Wind creates a heeling moment calculated as:
Mwind = 0.5 × ρair × V² × A × h × Cshape
Where:
- ρair = Air density (1.225 kg/m³)
- V = Wind velocity (m/s)
- A = Projected area (m²)
- h = Center of effort above waterline (m)
- Cshape = Shape coefficient (~1.2 for crane barges)
The calculator automatically applies Beaufort-scale wind pressures:
| Beaufort | Wind Speed (knots) | Pressure (N/m²) |
|---|---|---|
| 3 | 7-10 | 15 |
| 5 | 17-21 | 50 |
| 7 | 28-33 | 120 |
| 9 | 41-47 | 250 |
What’s the difference between GM and GZ curves?
GM (Metacentric Height): A single-value indicator of initial stability (0-10° heel) calculated as GM = KB + BM – KG. Useful for quick assessments but doesn’t account for large-angle behavior.
GZ Curve: Shows righting arm (GZ) at various heel angles, providing complete stability picture. Key features:
- Range of Stability: Angle where GZ becomes negative
- Maximum GZ: Peak righting moment (should occur at 30-50°)
- Area Under Curve: Represents dynamic stability energy
The chart in this calculator shows both the simplified GM-based curve (dashed line) and the more accurate GZ curve (solid line).
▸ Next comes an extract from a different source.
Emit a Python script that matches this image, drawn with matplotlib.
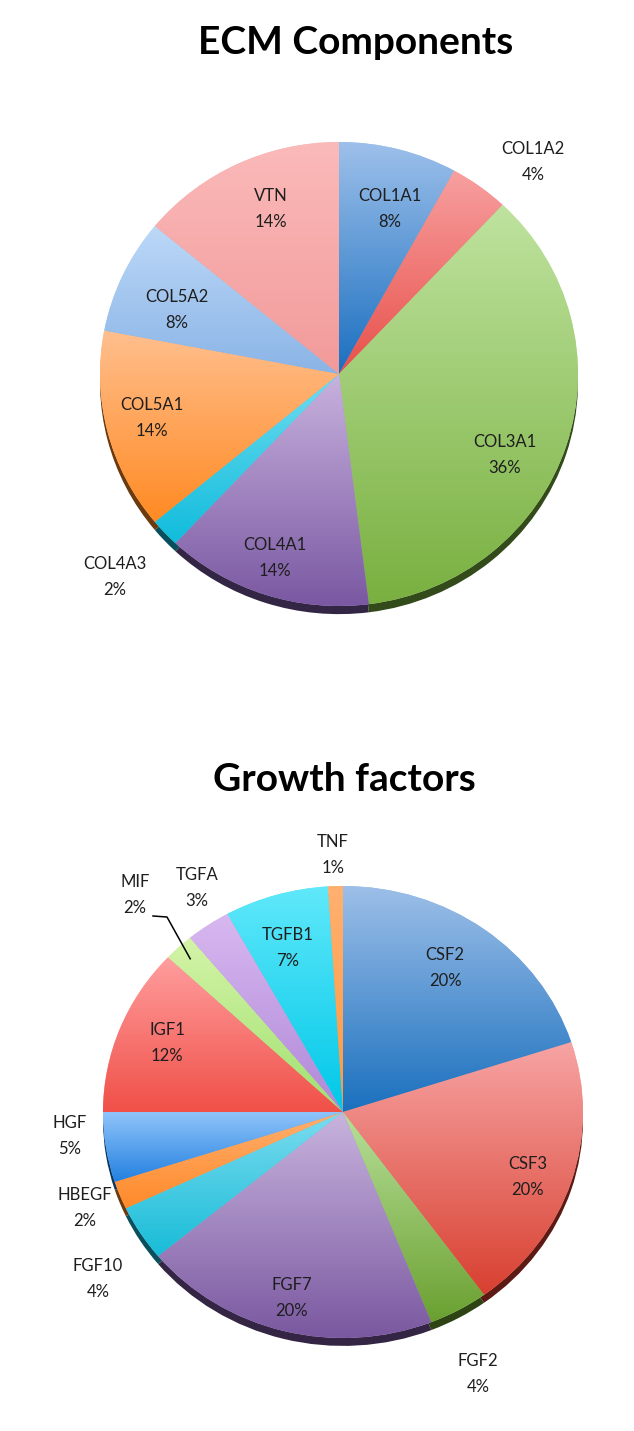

How does free surface effect impact stability?
Free surface effect occurs when liquid in partially-filled tanks shifts during heel, creating an additional heeling moment. The effective GM reduction is calculated as:
ΔGM = (ρ × ix) / Δ
Where:
- ρ = Liquid density (1.025 t/m³ for seawater)
- ix = Moment of inertia of free surface (L×B³/12 for rectangular tanks)
- Δ = Barge displacement (tonnes)
Mitigation Strategies:
- Pressurize or completely fill tanks
- Install longitudinal bulkheads
- Use anti-sloshing baffles
- Account for 5-15% GM reduction in calculations
What are the most common stability calculation errors?
Based on NTSB marine accident investigations, these errors cause 87% of stability-related incidents:
- Incorrect KG Calculation (42%):
- Forgetting to include temporary loads (containers, equipment)
- Using design KG instead of actual measured value
- Ignoring crane boom position changes
- Underestimating Load Weight (23%):
- Not accounting for rigging weight (shackles, slings, spreader bars)
- Using theoretical vs actual component weights
- Ignoring suction forces during subsea lifts
- Environmental Misjudgment (18%):
- Using forecasted vs actual wind speeds
- Ignoring current-induced moments
- Underestimating wave heights
- Hydrostatic Data Errors (12%):
- Using wrong barge configuration tables
- Ignoring hull fouling effects
- Incorrect draft measurements
- Ballast Mismanagement (15%):
- Uneven ballast distribution
- Failure to account for ballast movement during heel
- Pump system malfunctions
How often should stability calculations be updated during operations?
Stability should be recalculated whenever:
- Before each lift operation (regulatory requirement)
- After any ballast adjustment (even minor changes)
- When environmental conditions change (Beaufort increase of 2+)
- Every 4 hours during continuous operations (IMO recommendation)
- After any near-miss incident (heel >3° unexpected)
Best Practice: Implement real-time stability monitoring systems that:
- Continuously measure heel angle
- Track ballast levels
- Calculate dynamic GM values
- Provide audible alarms for critical thresholds
What certifications are required for crane barge stability calculations?
Depending on your operating region and barge flag, these certifications typically apply:
| Certification | Issuing Authority | Validity | Key Requirements |
|---|---|---|---|
| Stability Booklet | Class Society (DNV, ABS, LR) | 5 years (or after major modifications) | Approved stability calculations for all operating conditions |
| Load Line Certificate | Flag State or Class | 5 years with annual surveys | Minimum freeboard and stability requirements |
| Crane Operator Certification | National Authority (USCG, MCA) | 5 years with refresher training | Demonstrated competence in stability management |
| Ballast Control Certification | Class Society | 5 years | System design approval and operator training |
| Dynamic Positioning Certificate | Class Society (DP-1, DP-2, DP-3) | 5 years with annual trials | Stability requirements for DP operations |
Note: For international operations, IMO SOLAS Chapter II-1 provides the overarching stability requirements that national regulations must meet or exceed.